Psalm 18:7-15 resound with the work of God in answering the prayers of His children. I have often watched a mother respond to her child’s cries. A mother will swoop in a take control of the situation. I pity anyone who got in her way! The response in the verses reflect the power and anger [righteously] in God’s response to David’s prayer. Suddenly David is no longer depressed or self-defeated in his spirit because of the circumstances – he talks of the joy and the leaping like a deer or jumping over a wall because of the freedom from his enemies. Now David does give reason why God responds as he does – David was righteous before God in his dealing with Saul. Several times David could have taken Saul’s life, even his men told him he should – but David revered the position Saul held and wouldn’t do anything against the “Anointed of God”. How many of us could say that we have been righteous towards our enemies when they attacked us?
In Psalms 19-20, there is continuation of the joy and relief of David – his words resound with wonderment at the LORD God who has delivered and rescued his life. How much more should we be today as believers who have been delivered from Satan, Sin and struggles of life through Jesus Christ. No more war, No more weariness – Wondrous Praise and Wonderment of soul; for the magnificent power and love of God towards us!!

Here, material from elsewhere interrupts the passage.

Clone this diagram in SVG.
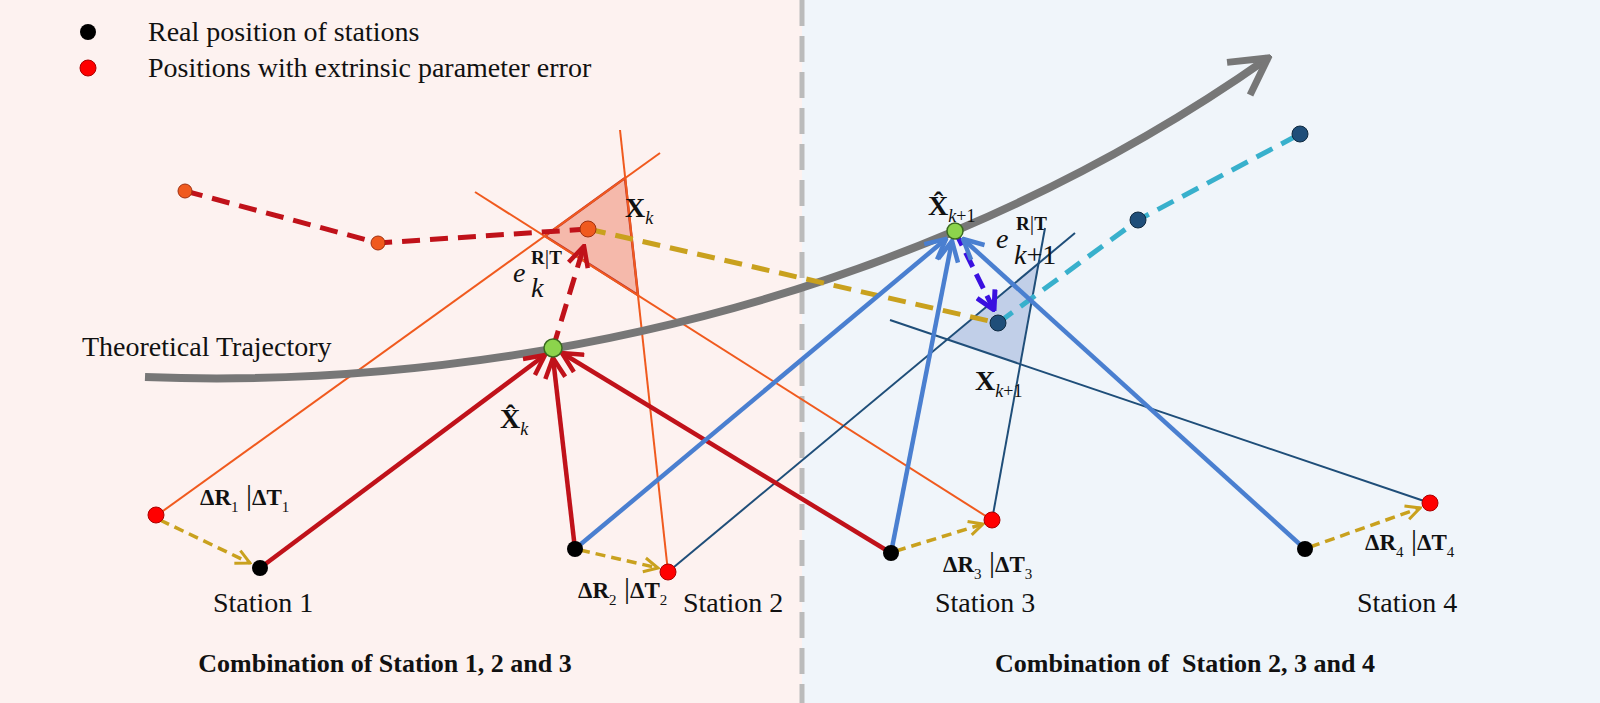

In Exodus we find an event that would become the journey out of bondage for Israel, but a spiritual journey for all of us to escape the clutches of evil. It is a paradox that Egypt has become bondage for Israel, when previously it was a place of refuge from the famine. Some 460 years have passed since God gave Abraham the promise of a Promised Land. I do not know what the meaning for the wait to come back out of Egypt was all about. It could be that Israel had to get to the point of willing to leave. This can and has been us in our own journey. In times of famine all of us have embraced the “things of this world” to overcome the hardships of life. But if we find our comfort in these “devices” as a believer it can become paralyzing. We do know also that the fulfillment of the Canaanites was not yet accomplished – Gen 15. Just as we know that God has not sent Jesus back for His Church because the fulfillment of the “times of the Gentiles” has not been completed. Romans 11:25. In this 460 years Israel has grown from a mere family to a multitude of approximately 1.6 – 2.3 million people. This would be quite an undertaking to move that many people.
Enter into the saga Moses. The scripture tells us that a King or Pharaoh who knew not Joseph rises to power. We read about the fear of Egypt concerning the growth of Israel and the fear that Israel will side with Egypt’s enemies should the time come. Too many Israelites! SO commands were given to kill all male babies. This is ironic for in China today the opposite is held true. There they only want male children. Obvious for their own work force. The evil here is exterminate anyone that might threaten the Pharaoh. We have the same thing when Herod tries to destroy any possible King of Israel in Matthew 2. Please capture this principle early in this book – Egypt is Evil; Egypt is Sin and Egypt is Satan. For the man without God, Satan/sin desires to keep him incarcerated and shackled by sin and guilt. The forces of Evil/Egypt will not willing let people go. Satan does not want to lose his imps; yet he does not want man to overpower him either. Sin and Satan wants to keep us in chains to do his evil bidding. For a person to come to freedom, he must be set free through the deliverance of God. The ten plagues are reflective of the great length that God went to to defeat Satan. It is quite interesting that Israel always seems to find itself back in Egypt. The Patriarchs seemed to travel there routinely. The Believer once he or she has been set free from the bondage of the taskmaster, often finds that they are re-shackled by sin and guilt. Satan and sin are readily waiting for all returning slaves! Do not be one!
The deliverer – Moses had to be secretly saved from the cruel edict of Pharaoh, ironically, Pharaohs daughter “saves” the deliverer from the Nile. This begins the training period of Moses. He is taught all the tactics of war and educated in every imaginable art and science. Yet the bible tells us that he elected not to enjoin the comforts of Egypt, but chose to identify with his people. Preparation time is a lonely time. Yet, the timing by Moses in killing the Egyptian and then another 40 years on the backside of the desert herding sheep were for the event of the Exodus. We should not hurry or begrudge the preparation time of our Lord. He knows what tools and skills we need to do the job He needs us to do.
In chapter three, the many and varied excuses offered by Moses just doesn’t matter to the Father. He chose Moses, prepared and developed Moses, now it was time for Moses to do what God had prepared him to do. We are all incapable of doing the work, but God will prepare and develop us for His task. Moses would need to know all the arts and tactics of Egypt – know your enemy; but also know how to shepherd stiff-necked people, hence the sheep training. God doesn’t waste anything in our development. Hey Moses what is that in your hand?